In the conditions, making hard work of your service games didn’t seem a particularly shrewd plan but both players went with it, Friedsam taking almost six minutes to wrap up her first before Watson did likewise, already glazed in sweat by the time she saved two break points to level up.

And so it went on, for much of the first set, grit and rust in equal measure.
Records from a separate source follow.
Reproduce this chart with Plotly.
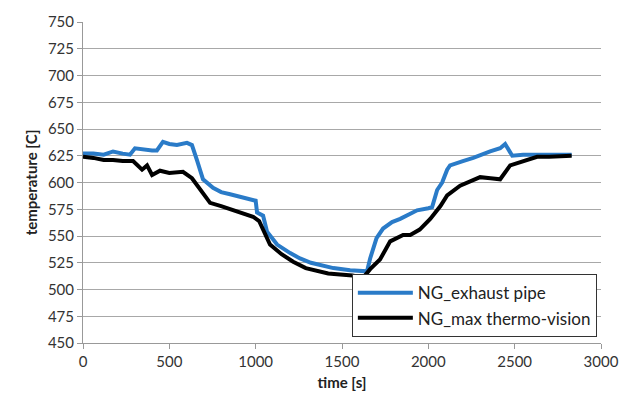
import plotly.graph_objects as go

blue_t = [0, 60, 120, 174, 230, 272, 301, 340, 400, 428, 463, 500, 544, 602, 631, 660, 695, 753, 800, 852, 920, 985, 1000, 1008, 1043, 1066, 1124, 1200, 1257, 1320, 1391, 1450, 1547, 1600, 1645, 1663, 1700, 1738, 1790, 1837, 1935, 2000, 2022, 2051, 2080, 2109, 2126, 2200, 2260, 2358, 2416, 2445, 2470, 2486, 2549, 2648, 2750, 2830]
blue_T = [627, 627, 626, 629, 627, 626, 632, 631, 630, 630, 638, 636, 635, 637, 635, 621, 603, 595, 591, 589, 586, 584, 583, 572, 569, 554, 542, 534, 529, 525, 522, 520, 518, 517, 517, 529, 548, 557, 563, 566, 574, 576, 577, 593, 600, 612, 616, 620, 623, 629, 632, 636, 630, 625, 626, 626, 626, 626]

black_t = [0, 60, 120, 174, 230, 290, 342, 371, 400, 446, 500, 579, 631, 678, 736, 800, 852, 920, 985, 1020, 1083, 1150, 1217, 1290, 1356, 1420, 1489, 1560, 1622, 1663, 1720, 1779, 1854, 1895, 1950, 2011, 2070, 2109, 2184, 2250, 2300, 2360, 2416, 2474, 2549, 2630, 2700, 2830]
black_T = [624, 623, 621, 621, 620, 620, 612, 616, 607, 611, 609, 610, 604, 593, 581, 578, 575, 571, 568, 564, 542, 533, 526, 520, 517, 515, 514, 513, 511, 519, 528, 545, 551, 551, 556, 566, 578, 588, 597, 602, 605, 604, 603, 616, 620, 624, 624, 625]

x_ticks = [0, 500, 1000, 1500, 2000, 2500, 3000]
y_ticks = [450, 475, 500, 525, 550, 575, 600, 625, 650, 675, 700, 725, 750]

font_family = "Lato, 'Open Sans', sans-serif"

fig = go.Figure()
fig.add_trace(go.Scatter(x=blue_t, y=blue_T, mode="lines", name="NG_exhaust pipe",
                         line=dict(color="#2a7bc8", width=4)))
fig.add_trace(go.Scatter(x=black_t, y=black_T, mode="lines", name="NG_max thermo-vision",
                         line=dict(color="#000000", width=4)))

fig.update_layout(
    width=631, height=405,
    margin=dict(l=83, r=30, t=17, b=62),
    paper_bgcolor="white", plot_bgcolor="white",
    font=dict(family=font_family, size=15, color="#333333"),
    showlegend=True,
    legend=dict(x=0.992, y=0.018, xanchor="right", yanchor="bottom",
                bgcolor="white", bordercolor="#333333", borderwidth=1,
                itemwidth=55,
                font=dict(size=17, color="#222222"), tracegroupgap=0),
    xaxis=dict(range=[0, 3000], tickvals=x_ticks, showgrid=False,
               showline=True, linecolor="#999999", linewidth=1,
               ticks="outside", ticklen=5, tickcolor="#999999",
               zeroline=False, tickfont=dict(size=15),
               title=dict(text="<b>time [s]</b>", font=dict(size=15, color="#222222"), standoff=8)),
    yaxis=dict(range=[450, 750], tickvals=y_ticks, showgrid=True, gridcolor="#a8a8a8", gridwidth=1,
               showline=True, linecolor="#999999", linewidth=1,
               ticks="outside", ticklen=5, tickcolor="#999999",
               zeroline=False, tickfont=dict(size=15),
               title=dict(text="<b>temperature [C]</b>", font=dict(size=15, color="#222222"), standoff=6)),
)

fig.write_html("out.html")
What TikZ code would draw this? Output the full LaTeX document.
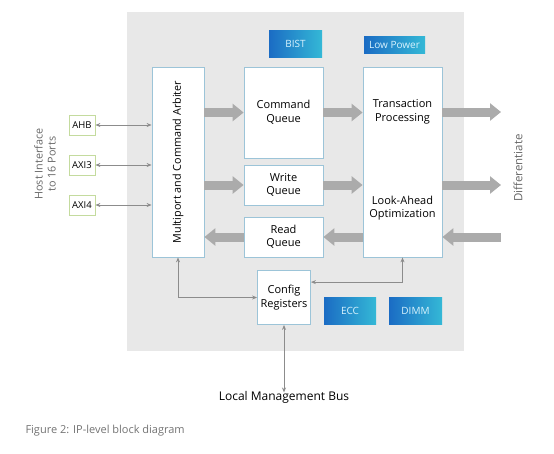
\documentclass[tikz,border=0pt]{standalone}
\usepackage{fontspec}
\setmainfont{Open Sans}
\usetikzlibrary{arrows.meta}

\definecolor{panelgray}{HTML}{E8E8E8}
\definecolor{boxline}{HTML}{9CC4D8}
\definecolor{portline}{HTML}{C4DB9E}
\definecolor{fatgray}{HTML}{ABABAB}
\definecolor{thingray}{HTML}{8C8C8C}
\definecolor{deepblue}{HTML}{1B6CC4}
\definecolor{tealblue}{HTML}{34B8D6}

\tikzset{
  block/.style={draw=boxline, line width=0.8pt, fill=white, align=center, font=\fontsize{11}{13.5}\selectfont, inner sep=0pt},
  port/.style={draw=portline, line width=0.8pt, fill=white, minimum width=26pt, minimum height=20pt, font=\fontsize{9.5}{11}\selectfont, inner sep=0pt},
  feature/.style={left color=deepblue, right color=tealblue, draw=none, text=white!85!cyan, font=\fontsize{10}{12}\selectfont, inner sep=0pt},
  fat/.style={draw=fatgray, line width=9pt, -{Triangle[length=11pt,width=17pt]}},
  thin/.style={draw=thingray, line width=0.8pt, {Stealth[length=5pt,width=4pt]}-{Stealth[length=5pt,width=4pt]}}
}

\begin{document}
\begin{tikzpicture}[x=1pt,y=-1pt]
  \useasboundingbox (0,0) rectangle (554,453);
  \fill[panelgray] (127,12) rectangle (464,351);

  % blocks
  \node[block, minimum width=52pt, minimum height=190pt] (mp) at (178,162) {};
  \node[rotate=90, font=\fontsize{10.8}{13}\selectfont] at (mp.center) {Multiport and Command Arbiter};
  \node[block, minimum width=79pt, minimum height=91pt] (cmdq) at (283.5,112.5) {Command\\Queue};
  \node[block, minimum width=79pt, minimum height=40pt] (wrq) at (283.5,185) {Write\\Queue};
  \node[block, minimum width=79pt, minimum height=40pt] (rdq) at (283.5,237) {Read\\Queue};
  \node[block, minimum width=79pt, minimum height=190pt] (tp) at (402.5,162) {};
  \node[align=center, font=\fontsize{11}{13.5}\selectfont] (tptxt) at (402.5,112) {Transaction\\Processing};
  \node[align=center, font=\fontsize{11}{13.5}\selectfont] (latxt) at (402.5,208) {Look-Ahead\\Optimization};
  \node[block, minimum width=53pt, minimum height=54pt] (cfg) at (284,297.5) {Config\\Registers};

  \node[feature, minimum width=53pt, minimum height=27pt] (bist) at (295.5,43.5) {BIST};
  \node[feature, minimum width=61pt, minimum height=17pt] (lowpwr) at (394.5,44.5) {Low Power};
  \node[feature, minimum width=52pt, minimum height=27pt] (ecc) at (350,310.5) {ECC};
  \node[feature, minimum width=53pt, minimum height=27pt] (dimm) at (415.5,310.5) {DIMM};

  % host ports
  \node[port] (ahb) at (82,125) {AHB};
  \node[port] (axi3) at (82,165) {AXI3};
  \node[port] (axi4) at (82,205) {AXI4};
  \node[rotate=90, align=center, text=black!60, font=\fontsize{10.8}{13}\selectfont] (host) at (45,164) {Host Interface\\to 16 Ports};
  \node[rotate=90, text=black!60, font=\fontsize{11.5}{13}\selectfont] (diff) at (518,168) {Differentiate};
  \node[font=\fontsize{12}{14}\selectfont] (bus) at (284,397) {Local Management Bus};
  \node[anchor=west, text=black!55, font=\fontsize{11}{13}\selectfont] (cap) at (22,431) {Figure 2: IP-level block diagram};

  \coordinate (out1) at (501,112);
  \coordinate (out2) at (501,185);
  \coordinate (in1) at (501,237);

  % wide data paths
  \draw[fat] (mp.east |- cmdq) -- (cmdq.west);
  \draw[fat] (mp.east |- wrq) -- (wrq.west);
  \draw[fat] (rdq.west) -- (mp.east |- rdq);
  \draw[fat] (cmdq.east) -- (tp.west |- cmdq);
  \draw[fat] (wrq.east) -- (tp.west |- wrq);
  \draw[fat] (tp.west |- rdq) -- (rdq.east);
  \draw[fat] (tp.east |- out1) -- (out1);
  \draw[fat] (tp.east |- out2) -- (out2);
  \draw[fat] (in1) -- (tp.east |- in1);

  % control paths
  \draw[thin] (ahb.east) -- (mp.west |- ahb);
  \draw[thin] (axi3.east) -- (mp.west |- axi3);
  \draw[thin] (axi4.east) -- (mp.west |- axi4);
  \draw[thin] (mp.south) |- (cfg.west);
  \draw[thin] (tp.south) |- ([yshift=-12pt]cfg.north east);
  \draw[thin] (cfg.south) -- ([yshift=-5pt]bus.north);
\end{tikzpicture}
\end{document}
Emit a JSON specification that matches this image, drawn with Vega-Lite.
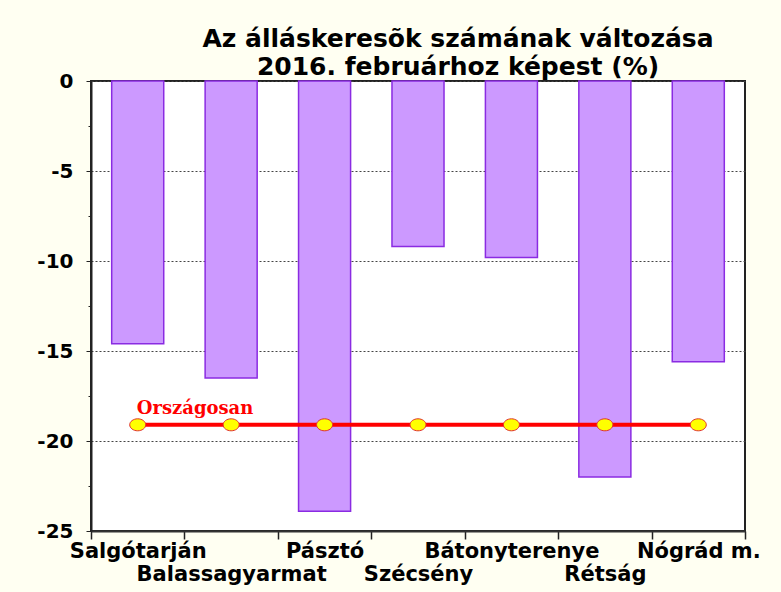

A magical drop shot from Watson saw the door creak ajar with break point at 3-3 and it swung open a little wider when Friedsam faltered with her first serve but the Brit could only return the second into the centre of the net before the German fought back to hold.

Friedsam’s next service game brought another missed opportunity, another break point - this time teed up by a wonderful return winner from an awkward crouching position and some more deft touch - gone begging.

After those scares, Friedsam responded with her most dominant service game so far to heap the pressure back on Watson at 6-5 at at 0-30 it looked as if it may tell but four unanswered brought about the long-inevitable tie-break.

There, Friedsam grabbed an early advantage and never let it go, Watson battling hard with a couple of fiery aces but a drop shot short, a lob too long and a forehand wide saw the set slip away after well over an hour of sun-soaked toil.

To call what came next a collapse would be tad unfair, for though Friedsam immediately earned the first - and, ultimately, decisive - break of the match at the start of the second set it came only after another mammoth game that outlasted any of the duels that had punctuated the first.

It was to be Watson’s only wobble on serve until the final game of the match when, having failed to take either of the break point that would have levelled the set at 4-4, she finally ceded.